◆ Source material
::::::::
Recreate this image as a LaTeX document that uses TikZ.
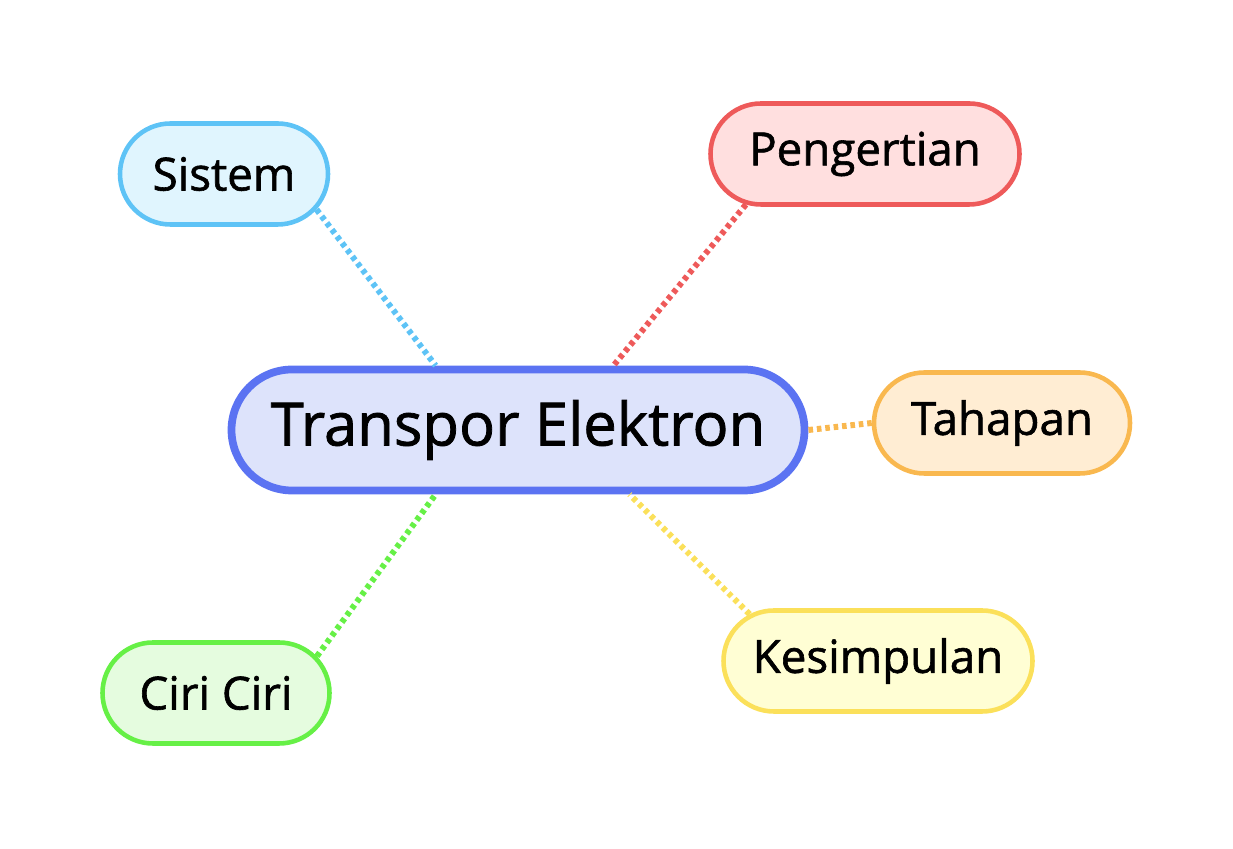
\documentclass[tikz,border=0pt]{standalone}
\usepackage{fontspec}
\setmainfont{Open Sans}
\newfontfamily\notefont{Open Sans}[FakeBold=1.3]
\usepackage{xcolor}
\definecolor{mainline}{HTML}{5B73F2}
\definecolor{mainfill}{HTML}{DDE3FB}
\definecolor{skyline}{HTML}{5EC3F6}
\definecolor{skyfill}{HTML}{E0F5FE}
\definecolor{redline}{HTML}{EE5A5A}
\definecolor{redfill}{HTML}{FFDFDF}
\definecolor{orangeline}{HTML}{F9B84F}
\definecolor{orangefill}{HTML}{FFEDD3}
\definecolor{yellowline}{HTML}{FBE05A}
\definecolor{yellowfill}{HTML}{FFFED4}
\definecolor{greenline}{HTML}{66F046}
\definecolor{greenfill}{HTML}{E5FCDF}
\usepackage{tikz}
\usetikzlibrary{shapes.misc,positioning}

\begin{document}
\begin{tikzpicture}[
  pill/.style={rounded rectangle, draw=#1line, fill=#1fill,
    line width=1.3pt, minimum height=1.01cm, inner sep=0pt,
    font=\notefont\fontsize{13}{15}\selectfont},
  topic/.style={rounded rectangle, draw=mainline, fill=mainfill,
    line width=2.2pt, minimum height=1.21cm, inner sep=0pt,
    font=\notefont\fontsize{17}{20}\selectfont},
  link/.style={draw=#1line, line width=1.7pt, dash pattern=on 1.3pt off 1.1pt}
  ]
  \useasboundingbox (0,0) rectangle (12.33,8.49);

  % centre
  \node [topic, minimum width=5.73cm] (main) at (5.18,4.19) {Transpor Elektron};

  % branches
  \node [pill=sky, minimum width=2.08cm] (sistem) at (2.24,6.75) {Sistem};
  \node [pill=red, minimum width=3.09cm] (pengertian) at (8.65,6.95) {Pengertian};
  \node [pill=orange, minimum width=2.56cm] (tahapan) at (10.02,4.26) {Tahapan};
  \node [pill=yellow, minimum width=3.09cm] (kesimpulan) at (8.78,1.88) {Kesimpulan};
  \node [pill=green, minimum width=2.27cm] (ciri) at (2.16,1.56) {Ciri Ciri};

  % connectors
  \draw [link=sky] (sistem.-21) -- (main.142);
  \draw [link=red] (pengertian.-157) -- (main.34);
  \draw [link=orange] (tahapan.west) -- (main.east);
  \draw [link=yellow] (kesimpulan.160) -- (main.-30);
  \draw [link=green] (ciri.20) -- (main.-142);

\end{tikzpicture}
\end{document}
::::::::
◆ Task instructions
Copy out each line exactly, without the pictures.

◆ Result of the exercise
Recreate this image as a LaTeX document that uses TikZ.
\documentclass[tikz,border=0pt]{standalone}
\usepackage{fontspec}
\setmainfont{Open Sans}
\newfontfamily\notefont{Open Sans}[FakeBold=1.3]
\usepackage{xcolor}
\definecolor{mainline}{HTML}{5B73F2}
\definecolor{mainfill}{HTML}{DDE3FB}
\definecolor{skyline}{HTML}{5EC3F6}
\definecolor{skyfill}{HTML}{E0F5FE}
\definecolor{redline}{HTML}{EE5A5A}
\definecolor{redfill}{HTML}{FFDFDF}
\definecolor{orangeline}{HTML}{F9B84F}
\definecolor{orangefill}{HTML}{FFEDD3}
\definecolor{yellowline}{HTML}{FBE05A}
\definecolor{yellowfill}{HTML}{FFFED4}
\definecolor{greenline}{HTML}{66F046}
\definecolor{greenfill}{HTML}{E5FCDF}
\usepackage{tikz}
\usetikzlibrary{shapes.misc,positioning}

\begin{document}
\begin{tikzpicture}[
  pill/.style={rounded rectangle, draw=#1line, fill=#1fill,
    line width=1.3pt, minimum height=1.01cm, inner sep=0pt,
    font=\notefont\fontsize{13}{15}\selectfont},
  topic/.style={rounded rectangle, draw=mainline, fill=mainfill,
    line width=2.2pt, minimum height=1.21cm, inner sep=0pt,
    font=\notefont\fontsize{17}{20}\selectfont},
  link/.style={draw=#1line, line width=1.7pt, dash pattern=on 1.3pt off 1.1pt}
  ]
  \useasboundingbox (0,0) rectangle (12.33,8.49);

  % centre
  \node [topic, minimum width=5.73cm] (main) at (5.18,4.19) {Transpor Elektron};

  % branches
  \node [pill=sky, minimum width=2.08cm] (sistem) at (2.24,6.75) {Sistem};
  \node [pill=red, minimum width=3.09cm] (pengertian) at (8.65,6.95) {Pengertian};
  \node [pill=orange, minimum width=2.56cm] (tahapan) at (10.02,4.26) {Tahapan};
  \node [pill=yellow, minimum width=3.09cm] (kesimpulan) at (8.78,1.88) {Kesimpulan};
  \node [pill=green, minimum width=2.27cm] (ciri) at (2.16,1.56) {Ciri Ciri};

  % connectors
  \draw [link=sky] (sistem.-21) -- (main.142);
  \draw [link=red] (pengertian.-157) -- (main.34);
  \draw [link=orange] (tahapan.west) -- (main.east);
  \draw [link=yellow] (kesimpulan.160) -- (main.-30);
  \draw [link=green] (ciri.20) -- (main.-142);

\end{tikzpicture}
\end{document}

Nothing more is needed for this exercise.